During the NPT review and extension conference nations will discuss the concrete means and political obligations required to strengthen the NPT regime as well as decide on the life of the treaty.

John Holum, director of the U.S. Arms Control and Disarmament Agency, pointed out at a press conference April 18 that "the IAEA safeguards regime has been strengthened considerably after the Iraq experience, where it became painfully clear that while it is possible to know what it is going on in declared facilities, it is not possible to know through the earlier process about unsafeguarded and undeclared facilities -- where Iraq was very far along (toward) acquiring nuclear weapons capability."

"As a result of that experience three things have happened," Holum said. "First, the IAEA has begun to exercise its right to conduct challenge inspections, and that is what brought the situation in North Korea to light. A second thing which has happened -- which is also important in the North Korean situation -- has been the increased sharing with the IAEA by countries around the world of information that they acquired by various means to assist the IAEA."

"The third thing that has happened is the IAEA itself is undergoing a very comprehensive technical improvement of the safeguards program...which embraces such things as environmental monitoring away from strategic sites. That kind of capability dramatically increases the capability of detecting undeclared facilities and clandestine programs and, under the right they are now asserting, (IAEA) would then conduct a challenge inspection," Holum said.

In the case of U.S. concerns about Iran's nuclear ambitions, Holum said, "We're trying to deal with Iran at a much earlier stage: where they're trying to acquire materials and technologies. That kind of activity in Iran is very hard to detect under rights available to the IAEA."

"If the nuclear weapons program in Iran were to proceed to the actual construction of weapons or perhaps some steps short of that, like enrichment and reprocessing fuel to make plutonium, there would be an increased likelihood of catching it.
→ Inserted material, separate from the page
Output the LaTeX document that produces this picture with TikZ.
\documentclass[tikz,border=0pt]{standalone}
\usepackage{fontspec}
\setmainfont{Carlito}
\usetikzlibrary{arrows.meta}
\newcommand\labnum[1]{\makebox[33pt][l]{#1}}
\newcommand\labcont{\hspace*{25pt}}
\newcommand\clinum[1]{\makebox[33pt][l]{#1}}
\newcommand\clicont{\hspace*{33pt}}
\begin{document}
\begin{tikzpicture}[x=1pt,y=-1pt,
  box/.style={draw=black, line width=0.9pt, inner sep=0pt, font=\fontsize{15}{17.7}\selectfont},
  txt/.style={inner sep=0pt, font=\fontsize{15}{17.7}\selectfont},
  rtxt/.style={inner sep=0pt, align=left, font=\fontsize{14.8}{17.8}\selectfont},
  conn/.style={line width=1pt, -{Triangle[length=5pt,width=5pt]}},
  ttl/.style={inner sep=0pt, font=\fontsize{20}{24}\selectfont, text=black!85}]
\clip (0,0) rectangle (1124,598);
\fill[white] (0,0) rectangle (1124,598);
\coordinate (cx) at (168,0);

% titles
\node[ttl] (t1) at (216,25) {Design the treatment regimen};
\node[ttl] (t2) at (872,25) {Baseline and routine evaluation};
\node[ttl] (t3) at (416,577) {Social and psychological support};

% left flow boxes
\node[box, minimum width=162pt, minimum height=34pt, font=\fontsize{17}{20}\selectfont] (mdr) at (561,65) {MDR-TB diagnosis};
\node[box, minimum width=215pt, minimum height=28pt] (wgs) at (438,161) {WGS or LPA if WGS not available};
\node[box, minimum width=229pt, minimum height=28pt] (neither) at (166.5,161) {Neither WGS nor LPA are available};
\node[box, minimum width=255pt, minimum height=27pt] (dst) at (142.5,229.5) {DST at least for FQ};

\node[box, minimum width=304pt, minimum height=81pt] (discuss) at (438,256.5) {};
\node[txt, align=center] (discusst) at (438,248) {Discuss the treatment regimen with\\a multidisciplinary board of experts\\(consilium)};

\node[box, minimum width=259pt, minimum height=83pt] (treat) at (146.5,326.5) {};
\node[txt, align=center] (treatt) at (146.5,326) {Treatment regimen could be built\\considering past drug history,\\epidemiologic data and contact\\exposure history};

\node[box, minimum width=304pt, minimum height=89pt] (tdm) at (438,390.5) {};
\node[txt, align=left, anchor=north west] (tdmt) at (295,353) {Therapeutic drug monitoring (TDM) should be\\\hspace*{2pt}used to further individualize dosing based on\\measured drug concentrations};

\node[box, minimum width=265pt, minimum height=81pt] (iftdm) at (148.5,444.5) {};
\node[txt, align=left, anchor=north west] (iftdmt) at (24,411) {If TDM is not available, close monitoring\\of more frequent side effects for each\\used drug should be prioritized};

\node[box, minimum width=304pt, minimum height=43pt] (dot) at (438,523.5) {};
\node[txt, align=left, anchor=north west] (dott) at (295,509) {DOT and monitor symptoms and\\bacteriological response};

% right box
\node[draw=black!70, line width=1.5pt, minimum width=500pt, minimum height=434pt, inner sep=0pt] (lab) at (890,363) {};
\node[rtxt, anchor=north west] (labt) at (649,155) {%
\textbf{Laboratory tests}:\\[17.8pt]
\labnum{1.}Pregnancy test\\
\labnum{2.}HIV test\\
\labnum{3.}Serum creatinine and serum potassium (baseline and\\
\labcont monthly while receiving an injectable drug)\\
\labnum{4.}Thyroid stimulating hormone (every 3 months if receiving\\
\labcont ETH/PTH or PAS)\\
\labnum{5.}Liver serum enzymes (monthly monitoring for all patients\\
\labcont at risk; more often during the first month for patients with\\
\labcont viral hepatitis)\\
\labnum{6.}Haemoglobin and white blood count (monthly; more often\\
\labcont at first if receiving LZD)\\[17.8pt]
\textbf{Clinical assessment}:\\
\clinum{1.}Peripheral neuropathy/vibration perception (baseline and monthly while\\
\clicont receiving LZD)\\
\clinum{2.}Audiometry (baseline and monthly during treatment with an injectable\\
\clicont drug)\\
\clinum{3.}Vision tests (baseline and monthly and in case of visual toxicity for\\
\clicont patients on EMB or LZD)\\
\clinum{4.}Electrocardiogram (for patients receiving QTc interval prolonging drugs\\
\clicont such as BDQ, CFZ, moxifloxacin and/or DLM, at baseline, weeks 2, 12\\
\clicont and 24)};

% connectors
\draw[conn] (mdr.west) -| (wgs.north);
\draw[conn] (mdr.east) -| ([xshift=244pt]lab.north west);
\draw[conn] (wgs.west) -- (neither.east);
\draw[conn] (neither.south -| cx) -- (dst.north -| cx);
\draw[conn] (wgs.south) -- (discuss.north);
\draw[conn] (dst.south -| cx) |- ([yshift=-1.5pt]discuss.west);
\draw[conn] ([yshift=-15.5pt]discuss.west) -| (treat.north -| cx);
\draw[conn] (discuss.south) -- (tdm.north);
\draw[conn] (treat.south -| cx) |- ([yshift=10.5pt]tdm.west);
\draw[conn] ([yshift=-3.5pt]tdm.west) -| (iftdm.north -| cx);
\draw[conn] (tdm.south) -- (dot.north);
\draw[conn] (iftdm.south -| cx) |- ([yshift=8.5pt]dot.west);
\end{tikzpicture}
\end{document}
But the program would be much further along than we would like to see it proceed," Holum said.

The Campaign for the Non-Proliferation Treaty, a coalition of 18 of the largest U.S. arms control organizations, is calling for steps to strengthen the global non-proliferation regime as well as for the indefinite extension of the NPT.
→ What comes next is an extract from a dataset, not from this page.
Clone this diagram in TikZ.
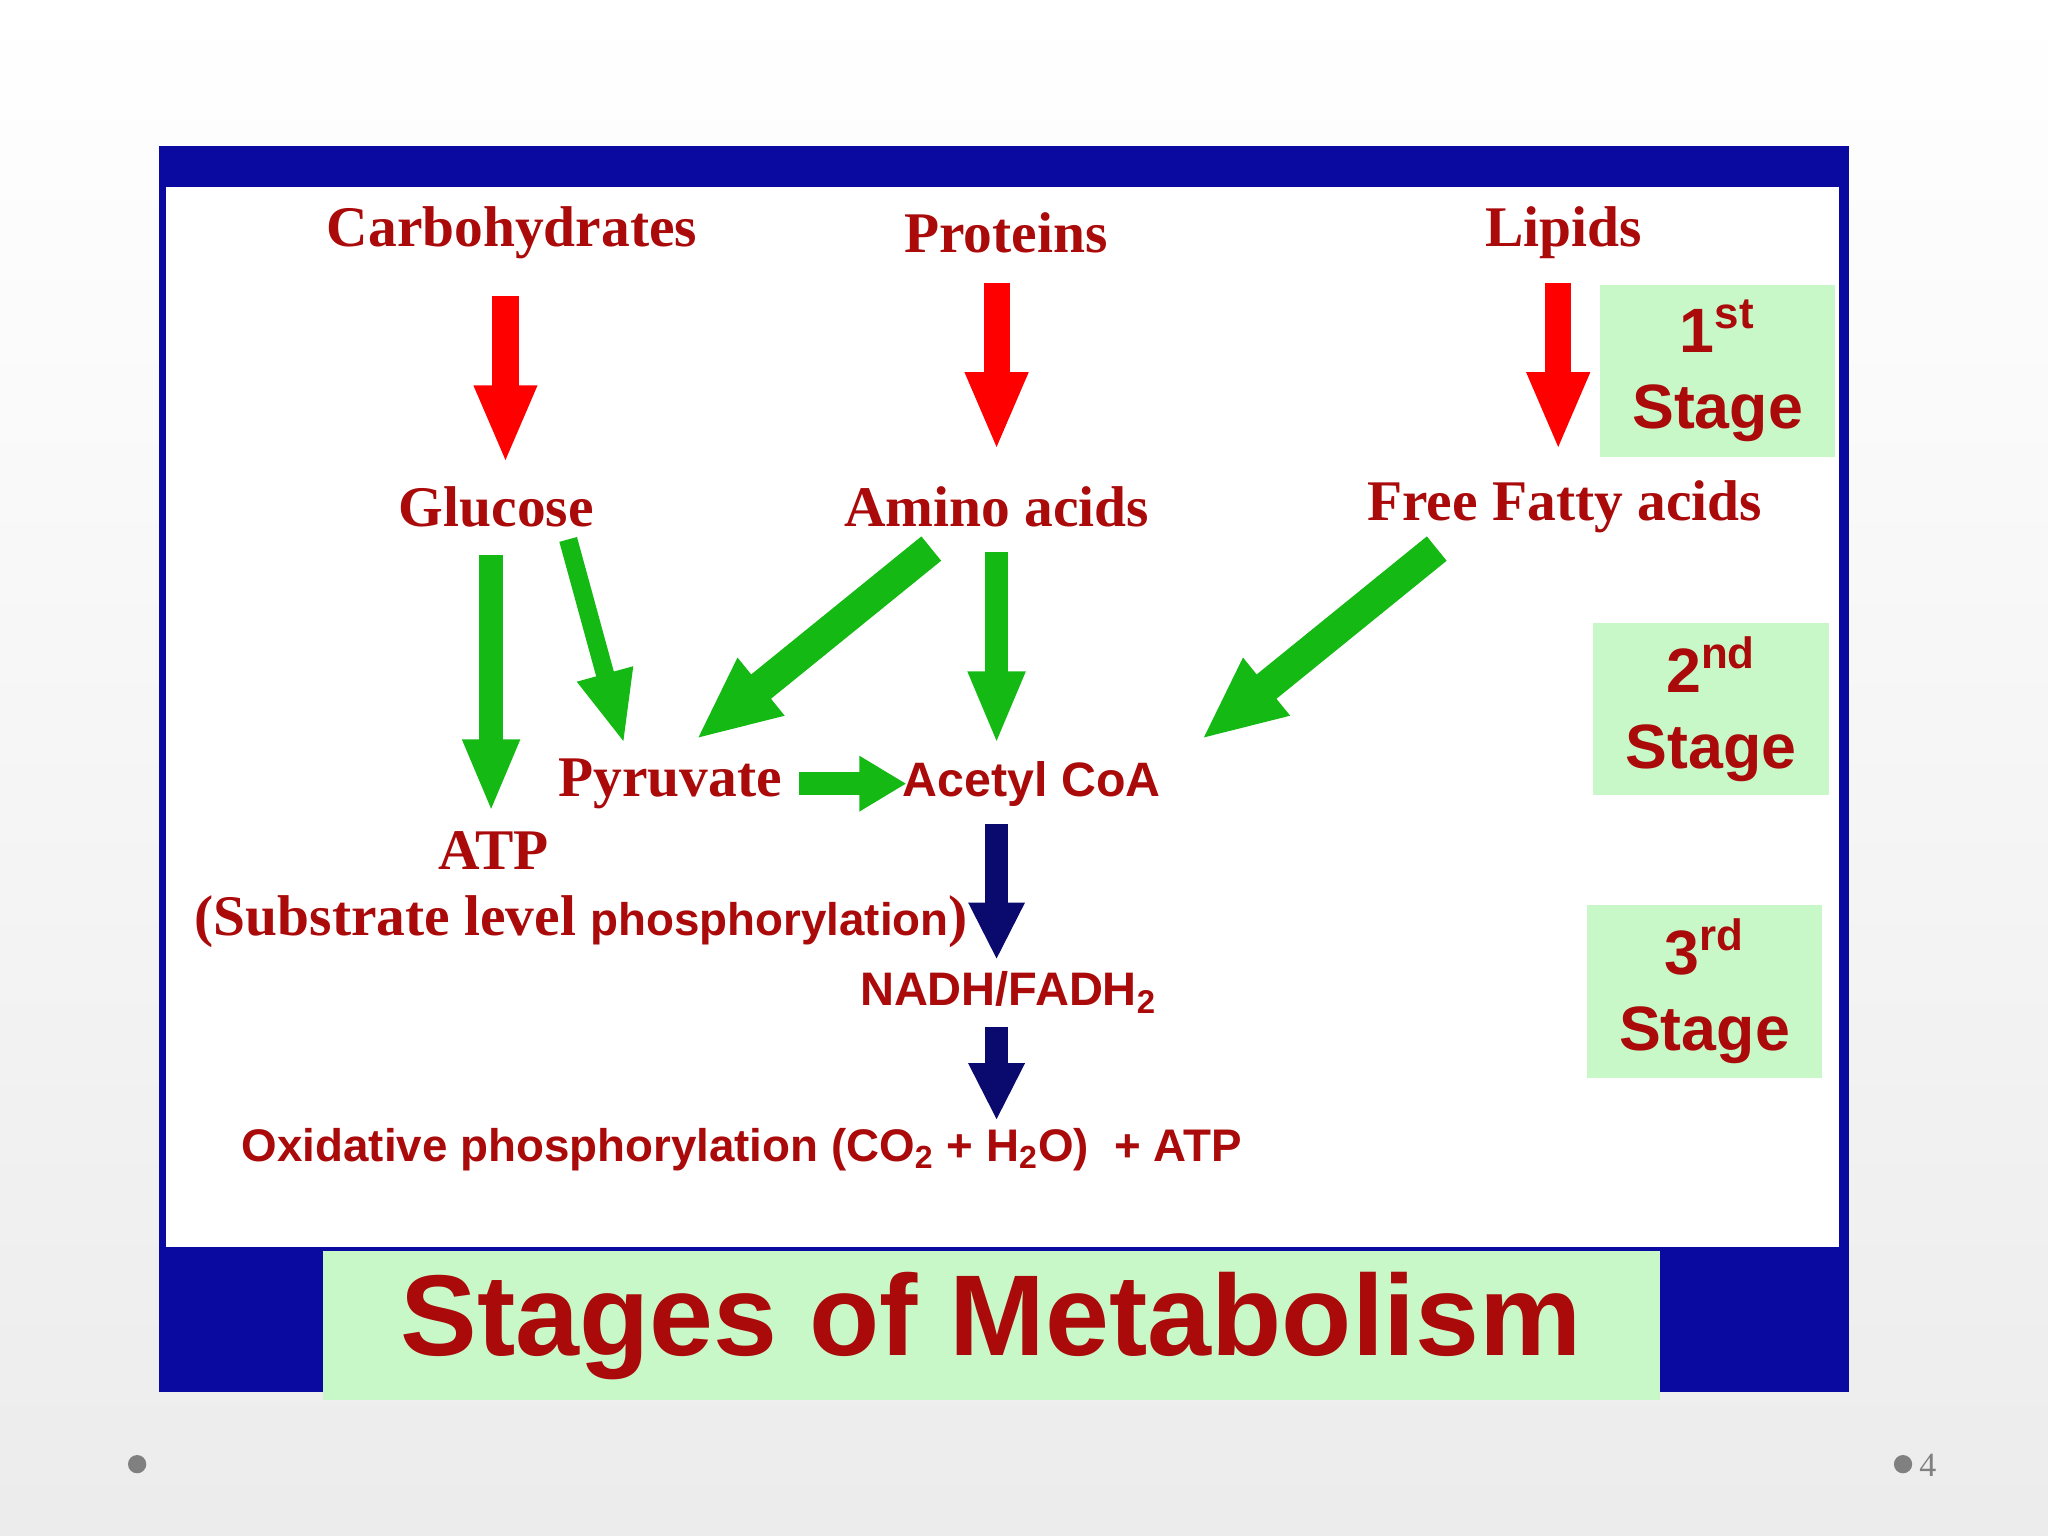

Without taking concrete steps to strengthen the global non-proliferation regime "the NPT cannot attain its objectives of ending nuclear weapons proliferation and bringing about the progressive elimination of nuclear arms," according to a statement released by the campaign.

The coalition is calling on the NPT parties to accept improved safeguards, including steps to detect undeclared nuclear activities and to increase international financial and technical support for safeguards implementation, said Joseph Cirincione, executive director of the campaign.

"We're also calling for stronger export controls," Cirincione said. "We have been speaking to the nonaligned movement and telling them that export controls are absolutely essential for this treaty and their security."

"There is simply too much latitude within the current treaty regime for nuclear weapons states to retain large nuclear weapon arsenals, and for additional states to acquire under the rubric of 'peaceful uses,' latent technical capabilities for nuclear weapon design and production," he said.